The world’s population currently sits at 7.3 billion and is predicted to rise to 9.7 billion by 2050. Because of Africa’s increasing population growth, the continent is expected to contribute to more than 50% of the global population growth by 2050. Thus, it is becoming increasingly obvious that Africa must rise to the challenge and start to make better and more efficient use of her resources in a bid to feed herself and the world.

Agricultural research has made significant strides in the last century in countries such as the United States, where farm efficiencies, including animal production, have improved. This led to the United States producing a fourfold increase in milk yield per cow between 1944 and 2007, with average maize yields increasing from 1.6 tonnes per hectare in the first third of the 20th century to over 8.5 tonnes in 2009.

Basic science capacity needed

Organisations such as World Bank have been supporting countries to increase science capacity through the Africa Centres of Excellence project in institutions of higher education located in several countries in Sub-Saharan Africa such as Benin, Burkina Faso, Cameroon, Ghana, Kenya, Malawi, Nigeria, Senegal, Togo and Uganda.

Such centres can help share knowledge and facilities, and motivate countries to invest and bring about the necessary transformation in science and agriculture in the region.

Research, conducted by the International Institute of Tropical Agriculture and funded by institutions such as the Bill and Melinda Gates Foundation, provides an excellent example of how research improves agriculture.

For example, aflatoxin is a cancer-inducing chemical produced by a fungus (Aspergillus Flavus) that not only damages human health but is a barrier to trade and economic growth. The toxin, however, is not produced in all strains of the fungus.

This project found that introducing nontoxic strains to affected fields overpowered and reduced the population of toxic strains, drastically reducing the rate of contamination. Work with the US Department of Agriculture has resulted in a biocontrol solution called Aflasafe, which is now being commercialised and made available to farmers in 14 Sub-Saharan countries, including Burundi, Malawi, Mali, Zambia and Zimbabwe, to help produce food safe for human and animal consumption.
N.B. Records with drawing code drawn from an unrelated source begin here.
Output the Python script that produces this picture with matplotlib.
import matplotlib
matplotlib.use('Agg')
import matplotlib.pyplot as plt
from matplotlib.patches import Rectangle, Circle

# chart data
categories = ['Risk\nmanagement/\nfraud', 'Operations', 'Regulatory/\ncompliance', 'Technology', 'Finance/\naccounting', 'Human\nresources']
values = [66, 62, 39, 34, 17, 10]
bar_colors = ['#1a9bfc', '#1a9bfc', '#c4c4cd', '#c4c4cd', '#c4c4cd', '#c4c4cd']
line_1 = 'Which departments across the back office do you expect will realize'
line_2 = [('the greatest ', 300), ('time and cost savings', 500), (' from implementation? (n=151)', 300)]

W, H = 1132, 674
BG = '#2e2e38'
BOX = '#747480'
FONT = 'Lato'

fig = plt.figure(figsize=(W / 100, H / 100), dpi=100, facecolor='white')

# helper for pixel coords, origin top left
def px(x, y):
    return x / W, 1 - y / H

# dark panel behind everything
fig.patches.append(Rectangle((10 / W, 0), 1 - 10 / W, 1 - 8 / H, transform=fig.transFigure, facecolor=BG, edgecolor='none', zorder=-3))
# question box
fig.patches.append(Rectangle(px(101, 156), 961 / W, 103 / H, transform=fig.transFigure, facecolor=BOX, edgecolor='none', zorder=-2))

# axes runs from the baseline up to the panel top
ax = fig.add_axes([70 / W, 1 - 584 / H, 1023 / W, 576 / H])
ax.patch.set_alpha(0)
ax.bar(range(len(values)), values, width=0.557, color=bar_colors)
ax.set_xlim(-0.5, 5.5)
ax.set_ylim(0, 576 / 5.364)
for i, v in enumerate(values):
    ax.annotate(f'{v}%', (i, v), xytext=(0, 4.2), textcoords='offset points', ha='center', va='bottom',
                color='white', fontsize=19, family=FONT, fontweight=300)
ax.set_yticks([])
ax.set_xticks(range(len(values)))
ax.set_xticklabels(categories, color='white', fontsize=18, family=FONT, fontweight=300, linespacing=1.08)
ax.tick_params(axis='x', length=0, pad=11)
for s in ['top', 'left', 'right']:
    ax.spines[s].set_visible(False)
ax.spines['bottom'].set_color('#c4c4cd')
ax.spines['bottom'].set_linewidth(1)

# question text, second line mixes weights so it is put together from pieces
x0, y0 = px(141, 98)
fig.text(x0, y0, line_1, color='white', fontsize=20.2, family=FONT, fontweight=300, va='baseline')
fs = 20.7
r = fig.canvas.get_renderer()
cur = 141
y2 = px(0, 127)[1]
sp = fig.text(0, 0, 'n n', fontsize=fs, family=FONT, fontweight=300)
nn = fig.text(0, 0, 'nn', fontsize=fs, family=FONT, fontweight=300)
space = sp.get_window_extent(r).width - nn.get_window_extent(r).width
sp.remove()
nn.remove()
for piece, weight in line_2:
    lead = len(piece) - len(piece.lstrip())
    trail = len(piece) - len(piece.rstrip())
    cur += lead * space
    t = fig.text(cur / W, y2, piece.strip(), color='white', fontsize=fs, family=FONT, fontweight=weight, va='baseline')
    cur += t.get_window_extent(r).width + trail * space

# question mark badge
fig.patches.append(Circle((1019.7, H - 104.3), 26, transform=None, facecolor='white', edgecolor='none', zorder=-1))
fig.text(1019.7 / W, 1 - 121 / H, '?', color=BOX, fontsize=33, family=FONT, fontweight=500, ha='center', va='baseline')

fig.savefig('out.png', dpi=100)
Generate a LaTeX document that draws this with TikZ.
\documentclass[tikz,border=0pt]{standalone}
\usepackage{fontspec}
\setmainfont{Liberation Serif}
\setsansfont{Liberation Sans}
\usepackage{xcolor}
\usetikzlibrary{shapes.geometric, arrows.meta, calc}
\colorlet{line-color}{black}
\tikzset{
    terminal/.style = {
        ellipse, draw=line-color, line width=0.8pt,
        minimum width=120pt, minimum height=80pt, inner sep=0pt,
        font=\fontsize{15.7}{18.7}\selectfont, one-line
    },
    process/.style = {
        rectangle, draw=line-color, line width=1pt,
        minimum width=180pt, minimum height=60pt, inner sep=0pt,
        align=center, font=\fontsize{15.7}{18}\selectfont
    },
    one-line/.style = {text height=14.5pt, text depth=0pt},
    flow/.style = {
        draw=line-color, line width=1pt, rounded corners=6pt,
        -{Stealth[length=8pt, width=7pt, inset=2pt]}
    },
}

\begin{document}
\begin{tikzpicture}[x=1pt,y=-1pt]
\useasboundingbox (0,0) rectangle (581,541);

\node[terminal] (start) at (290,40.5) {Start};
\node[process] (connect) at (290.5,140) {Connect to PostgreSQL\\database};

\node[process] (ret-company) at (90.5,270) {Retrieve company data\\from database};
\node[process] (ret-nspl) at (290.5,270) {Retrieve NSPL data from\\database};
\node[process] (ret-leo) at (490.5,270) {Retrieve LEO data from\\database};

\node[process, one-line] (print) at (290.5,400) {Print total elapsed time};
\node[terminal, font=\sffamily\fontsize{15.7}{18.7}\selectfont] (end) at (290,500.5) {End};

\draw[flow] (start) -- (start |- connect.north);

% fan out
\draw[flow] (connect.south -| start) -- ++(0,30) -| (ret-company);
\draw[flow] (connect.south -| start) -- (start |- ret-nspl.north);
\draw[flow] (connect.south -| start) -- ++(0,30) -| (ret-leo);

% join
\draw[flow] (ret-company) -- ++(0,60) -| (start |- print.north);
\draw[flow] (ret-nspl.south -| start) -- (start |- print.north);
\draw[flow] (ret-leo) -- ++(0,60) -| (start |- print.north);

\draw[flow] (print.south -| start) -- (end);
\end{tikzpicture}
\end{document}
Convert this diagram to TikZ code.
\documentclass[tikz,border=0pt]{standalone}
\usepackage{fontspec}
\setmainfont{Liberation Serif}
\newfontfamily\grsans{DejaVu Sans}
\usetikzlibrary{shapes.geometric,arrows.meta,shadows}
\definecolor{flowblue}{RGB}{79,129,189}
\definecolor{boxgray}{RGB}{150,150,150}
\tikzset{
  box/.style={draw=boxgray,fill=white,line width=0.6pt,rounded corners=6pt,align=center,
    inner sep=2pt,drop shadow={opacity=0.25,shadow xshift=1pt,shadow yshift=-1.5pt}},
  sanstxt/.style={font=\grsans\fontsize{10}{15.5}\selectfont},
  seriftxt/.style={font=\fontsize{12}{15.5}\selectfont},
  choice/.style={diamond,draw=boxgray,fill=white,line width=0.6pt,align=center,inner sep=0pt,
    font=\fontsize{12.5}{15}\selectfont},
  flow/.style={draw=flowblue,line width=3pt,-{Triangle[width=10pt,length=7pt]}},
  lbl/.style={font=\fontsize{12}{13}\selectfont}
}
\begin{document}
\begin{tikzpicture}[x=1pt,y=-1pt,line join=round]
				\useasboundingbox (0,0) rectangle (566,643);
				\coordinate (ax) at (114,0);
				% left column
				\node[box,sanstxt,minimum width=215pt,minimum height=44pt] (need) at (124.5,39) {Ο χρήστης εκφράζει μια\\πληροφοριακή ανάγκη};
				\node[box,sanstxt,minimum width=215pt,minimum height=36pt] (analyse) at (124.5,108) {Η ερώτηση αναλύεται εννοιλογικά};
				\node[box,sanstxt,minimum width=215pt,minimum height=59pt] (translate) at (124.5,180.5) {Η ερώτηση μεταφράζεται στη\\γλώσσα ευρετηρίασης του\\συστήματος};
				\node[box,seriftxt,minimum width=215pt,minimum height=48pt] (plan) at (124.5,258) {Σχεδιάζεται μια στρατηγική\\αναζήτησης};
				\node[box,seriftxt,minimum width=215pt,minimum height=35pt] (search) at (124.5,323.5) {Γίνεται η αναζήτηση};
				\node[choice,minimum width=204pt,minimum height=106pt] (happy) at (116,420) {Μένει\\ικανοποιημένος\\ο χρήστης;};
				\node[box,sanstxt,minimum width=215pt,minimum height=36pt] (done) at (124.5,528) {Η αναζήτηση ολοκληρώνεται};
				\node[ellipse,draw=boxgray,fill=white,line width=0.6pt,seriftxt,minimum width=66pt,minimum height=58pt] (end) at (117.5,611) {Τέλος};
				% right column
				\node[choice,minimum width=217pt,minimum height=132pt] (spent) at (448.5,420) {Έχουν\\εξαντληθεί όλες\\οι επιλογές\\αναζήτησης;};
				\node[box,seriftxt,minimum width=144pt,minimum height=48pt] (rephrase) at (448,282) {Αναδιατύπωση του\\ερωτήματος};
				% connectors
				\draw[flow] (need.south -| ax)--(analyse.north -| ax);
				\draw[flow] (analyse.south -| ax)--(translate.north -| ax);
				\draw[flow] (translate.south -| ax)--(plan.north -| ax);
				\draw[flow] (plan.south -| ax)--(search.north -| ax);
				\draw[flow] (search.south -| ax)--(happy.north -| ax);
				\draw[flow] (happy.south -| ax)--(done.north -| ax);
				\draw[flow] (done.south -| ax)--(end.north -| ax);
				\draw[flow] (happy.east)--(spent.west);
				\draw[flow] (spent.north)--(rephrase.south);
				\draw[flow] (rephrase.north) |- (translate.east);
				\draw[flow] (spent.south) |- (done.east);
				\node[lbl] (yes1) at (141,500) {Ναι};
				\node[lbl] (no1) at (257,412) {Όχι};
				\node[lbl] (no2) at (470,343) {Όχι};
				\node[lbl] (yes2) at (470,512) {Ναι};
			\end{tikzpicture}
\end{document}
Scientists from the International Institute of Tropical Agriculture and several other institutions have played a leading role in developing improved cassava varieties that are disease- and pest-resistant, lower in cyanide, drought-resistant, early maturing and high yielding.

As of 2010, investment in research and development in general across African countries ranged from 0.02% of gross domestic products in Madagascar to 0.79% Kenya. Thus, more investment is needed in Africa.
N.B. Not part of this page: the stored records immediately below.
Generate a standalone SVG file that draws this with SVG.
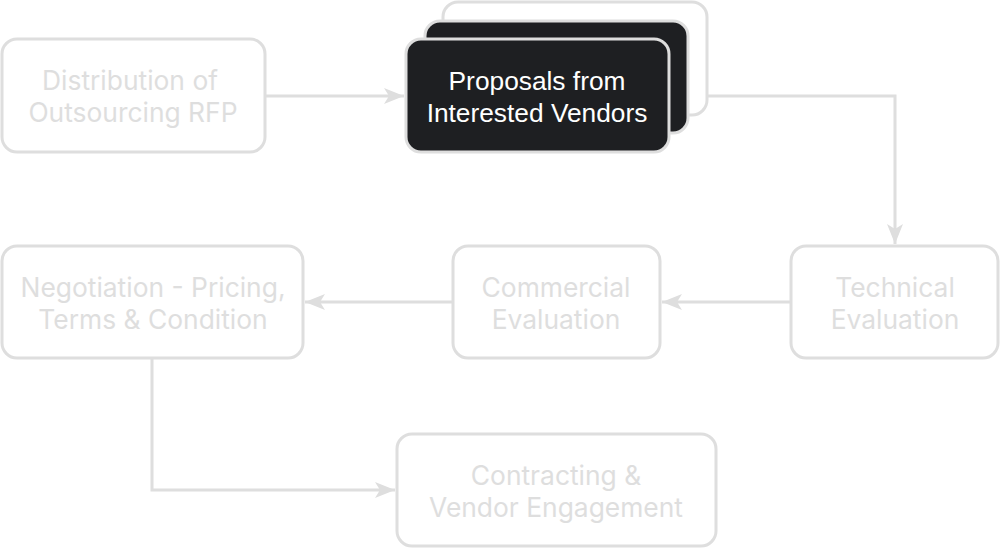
<svg xmlns="http://www.w3.org/2000/svg" width="1000" height="552" viewBox="0 0 1000 552">
<defs>
<style>
.box{fill:#ffffff;stroke:#dedede;stroke-width:3}
.dark{fill:#1e1f22;stroke:#dedede;stroke-width:3}
.lbl{font-family:Inter,"Liberation Sans",sans-serif;font-size:26.4px;fill:#dedede;text-anchor:middle}
.lblw{font-family:"Liberation Sans",Arial,sans-serif;font-size:26.3px;fill:#ffffff;text-anchor:middle}
.edge{fill:none;stroke:#dedede;stroke-width:3}
</style>
<marker id="arr" viewBox="0 0 20 20" refX="20" refY="10" markerWidth="20" markerHeight="20" markerUnits="userSpaceOnUse" orient="auto">
<path d="M0,2 L20,10 L0,18 L5,10 z" fill="#dedede"/>
</marker>
</defs>
<g id="connectors">
<path class="edge" d="M265,96 H404" marker-end="url(#arr)"/>
<path class="edge" d="M669,96 H895 V244" marker-end="url(#arr)"/>
<path class="edge" d="M791,302 H662" marker-end="url(#arr)"/>
<path class="edge" d="M453,302 H305" marker-end="url(#arr)"/>
<path class="edge" d="M152,358 V490 H395" marker-end="url(#arr)"/>
</g>
<g id="n1">
<rect class="box" x="2" y="39" width="263" height="113" rx="15"/>
<text class="lbl" x="130" y="90">Distribution of</text>
<text class="lbl" x="133" y="122">Outsourcing RFP</text>
</g>
<g id="n2">
<rect class="box" x="443" y="2" width="264" height="113" rx="15"/>
<rect class="dark" x="425" y="21" width="263" height="112" rx="15"/>
<rect class="dark" x="406" y="39" width="263" height="113" rx="15"/>
<text class="lblw" x="537" y="90">Proposals from</text>
<text class="lblw" x="537" y="122">Interested Vendors</text>
</g>
<g id="n3">
<rect class="box" x="791" y="246" width="207" height="112" rx="15"/>
<text class="lbl" x="895" y="297">Technical</text>
<text class="lbl" x="895" y="329">Evaluation</text>
</g>
<g id="n4">
<rect class="box" x="453" y="246" width="207" height="112" rx="15"/>
<text class="lbl" x="556" y="297">Commercial</text>
<text class="lbl" x="556" y="329">Evaluation</text>
</g>
<g id="n5">
<rect class="box" x="2" y="246" width="301" height="112" rx="15"/>
<text class="lbl" x="153" y="297">Negotiation - Pricing,</text>
<text class="lbl" x="153" y="329">Terms &amp; Condition</text>
</g>
<g id="n6">
<rect class="box" x="397" y="434" width="319" height="112" rx="15"/>
<text class="lbl" x="556" y="485">Contracting &amp;</text>
<text class="lbl" x="556" y="517">Vendor Engagement</text>
</g>
</svg>
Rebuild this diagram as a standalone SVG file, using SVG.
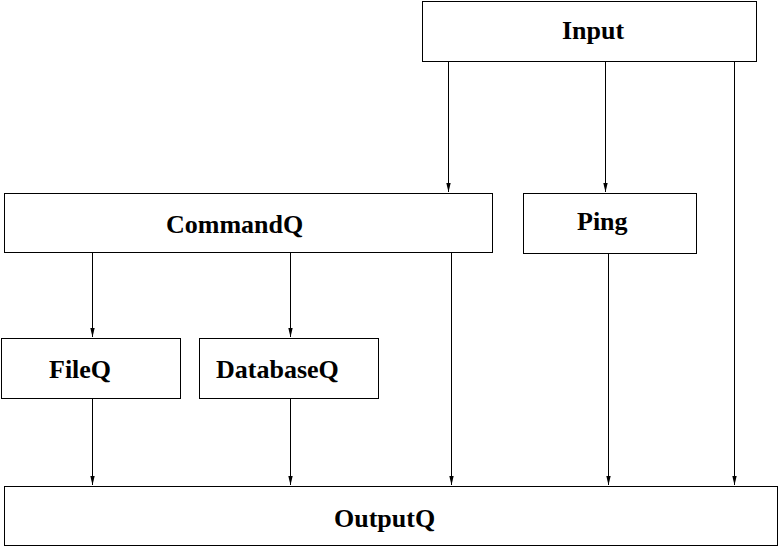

Value of agricultural R&D investments

Research shows that investing an extra US$88 billion in agricultural research and development worldwide by 2050 could increase crop yields by 0.4% each year.

Increasing the capacity of African universities to conduct agricultural research and adequately supporting agricultural extension organisations can help to improve yields. Moreover, capacity building projects should emphasise value-chain research and development.

The architects of agricultural research and education must find ways to make agricultural extension more diverse and less expensive. New skills in science and technology, especially in biotechnology, big data management and information and communication technology, are also needed.

Africa’s development partners must keep faith with the region and governments must mobilise sufficient resources to underpin international investment and ensure a facilitating climate for private sector investment in all forms of agricultural research.

Attracting youth

Timely research and development is also helping to address the continent’s gigantic challenge of youth unemployment.

A pilot programme of the International Institute of Tropical Agriculture, which aims to engage youth in agriculture start-ups, productive agribusinesses and change the mind-sets of young children towards farming, is providing the much-needed impetus to jumpstart development in Africa. With support from the African Development Bank, the programme is being implemented in 24 countries including Kenya, Tanzania, Uganda and Nigeria. These efforts partly contributed to the IITA receiving the 2018 Africa Food Prize.